**WHAT THE EXERCISE ASKS:** Check each line of the material below for "draws". Report how many have it, with no other words.

>> begin RECORDED DATA

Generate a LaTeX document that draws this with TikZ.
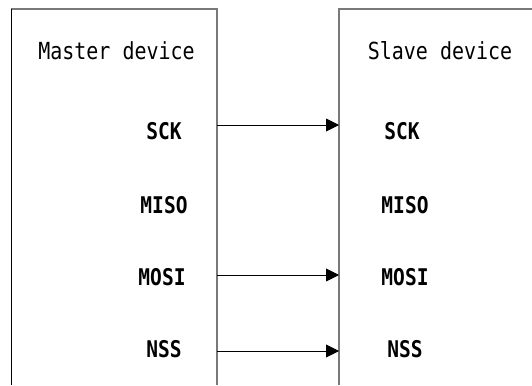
\documentclass[tikz,border=0pt]{standalone}
\usepackage{fontspec}
\setmonofont[FakeStretch=0.85]{DejaVu Sans Mono}
\usetikzlibrary{arrows.meta}
\begin{document}
\begin{tikzpicture}[x=1pt,y=-1pt,
  boxline/.style={draw=gray!95!black,line width=1.3pt},
  title/.style={font=\ttfamily\fontsize{23.5}{24}\selectfont,anchor=center,inner sep=0pt},
  sig/.style={font=\ttfamily\bfseries\fontsize{23}{24}\selectfont,anchor=center,inner sep=0pt},
  conn/.style={draw=black,line width=0.9pt,-{Triangle[length=13pt,width=13pt]}}]
\useasboundingbox (0,0) rectangle (532,385);
% boxes
\draw[boxline] (217,385) -- (217,9) -- (11,9);
\draw[black,line width=1pt] (11,9) -- (11,385);
\draw[boxline] (339,385) -- (339,9) -- (532,9);
% titles
\node[title] (master) at (116.5,51) {Master device};
\node[title] (slave) at (440,51) {Slave device};
% signals
\node[sig] (msck) at (164,131) {SCK};
\node[sig] (mmiso) at (164,205) {MISO};
\node[sig] (mmosi) at (162,277) {MOSI};
\node[sig] (mnss) at (164,349) {NSS};
\node[sig] (ssck) at (402,131) {SCK};
\node[sig] (smiso) at (405,205) {MISO};
\node[sig] (smosi) at (405,277) {MOSI};
\node[sig] (snss) at (405,349) {NSS};
% connector ends
\coordinate (a1) at (217,125); \coordinate (b1) at (339,125);
\coordinate (a2) at (217,275); \coordinate (b2) at (339,275);
\coordinate (a3) at (217,351); \coordinate (b3) at (339,351);
\draw[conn] (a1) -- (b1);
\draw[conn] (a2) -- (b2);
\draw[conn] (a3) -- (b3);
\end{tikzpicture}
\end{document}
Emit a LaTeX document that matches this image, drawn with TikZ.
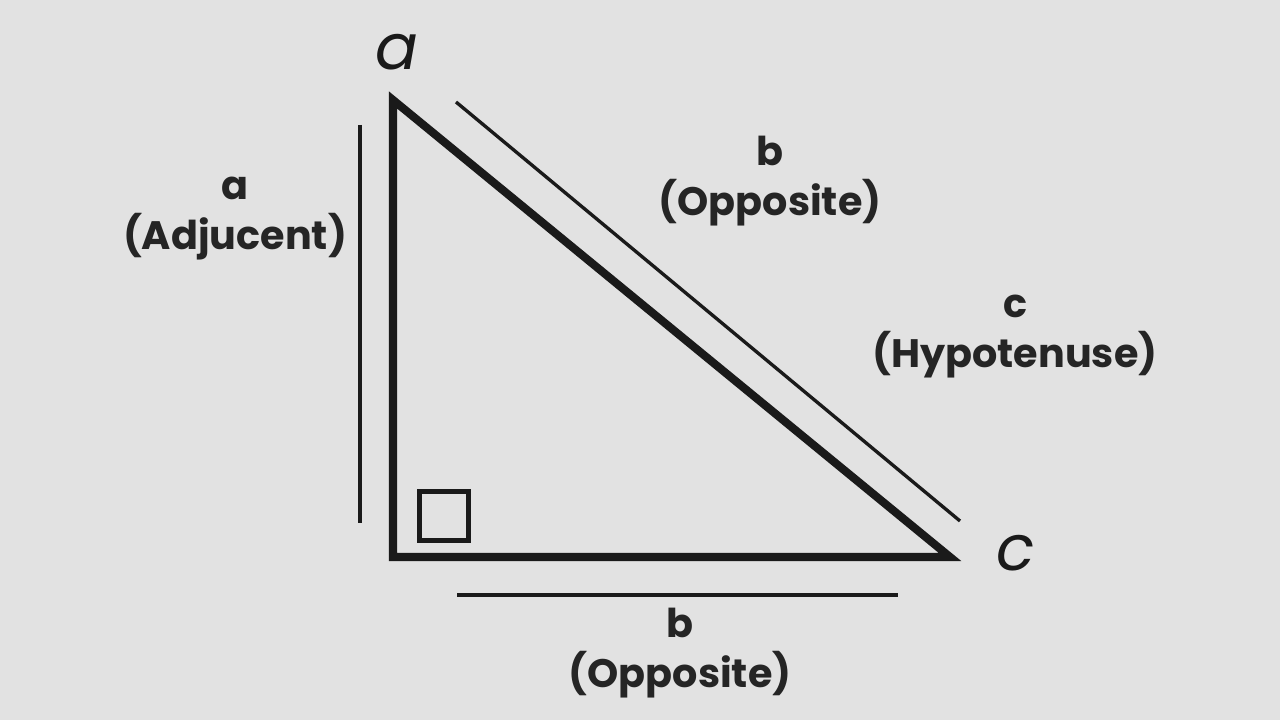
\documentclass[tikz,border=0pt]{standalone}
\usepackage{fontspec}
\setmainfont{Poppins}
\definecolor{bg}{RGB}{226,226,226}
\definecolor{ink}{RGB}{26,26,26}
\tikzset{
  side/.style={line width=0.95pt, ink},
  lbl/.style={font=\fontsize{11.3}{14.2}\selectfont\bfseries, text=ink!95!white, align=center},
  vtx/.style={font=\fontsize{18}{20}\selectfont\itshape, text=ink}
}
\begin{document}
\begin{tikzpicture}
    \fill[bg] (0,0) rectangle (12.8,7.2);
    \useasboundingbox (0,0) rectangle (12.8,7.2);
    %% triangle
    \coordinate (A) at (3.93,6.20);
    \coordinate (B) at (3.93,1.63);
    \coordinate (C) at (9.50,1.63);
    \draw[line width=2.3pt, ink, miter limit=20] (A) -- (B) -- (C) -- cycle;
    %% right angle
    \draw[line width=1.4pt, ink] (4.195,1.795) rectangle (4.685,2.285);
    %% side markers
    \coordinate (a1) at (3.60,5.95);
    \coordinate (a2) at (3.60,1.97);
    \draw[side] (a1) -- (a2);
    \coordinate (h1) at (4.56,6.18);
    \coordinate (h2) at (9.60,1.99);
    \draw[side] (h1) -- (h2);
    \coordinate (b1) at (4.57,1.25);
    \coordinate (b2) at (8.98,1.25);
    \draw[side] (b1) -- (b2);
    %% labels
    \node[vtx] (va) at (3.97,6.68) {a};
    \node[vtx] (vc) at (10.16,1.67) {c};
    \node[lbl] (adj) at (2.35,5.01) {a\\(Adjucent)};
    \node[lbl] (opp) at (7.70,5.39) {b\\(Opposite)};
    \node[lbl] (hyp) at (10.15,3.83) {c\\(Hypotenuse)};
    \node[lbl] (oppb) at (6.80,0.67) {b\\(Opposite)};
\end{tikzpicture}
\end{document}
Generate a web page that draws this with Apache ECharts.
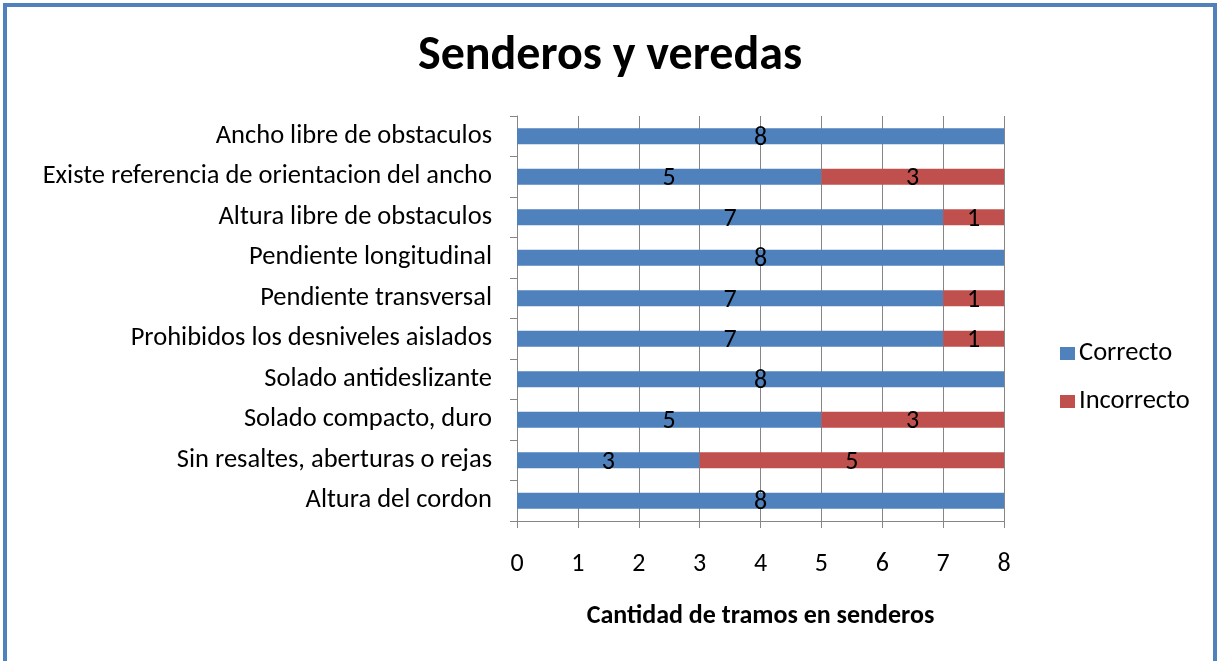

>> end RECORDED DATA

**ANSWER IN FULL:** 2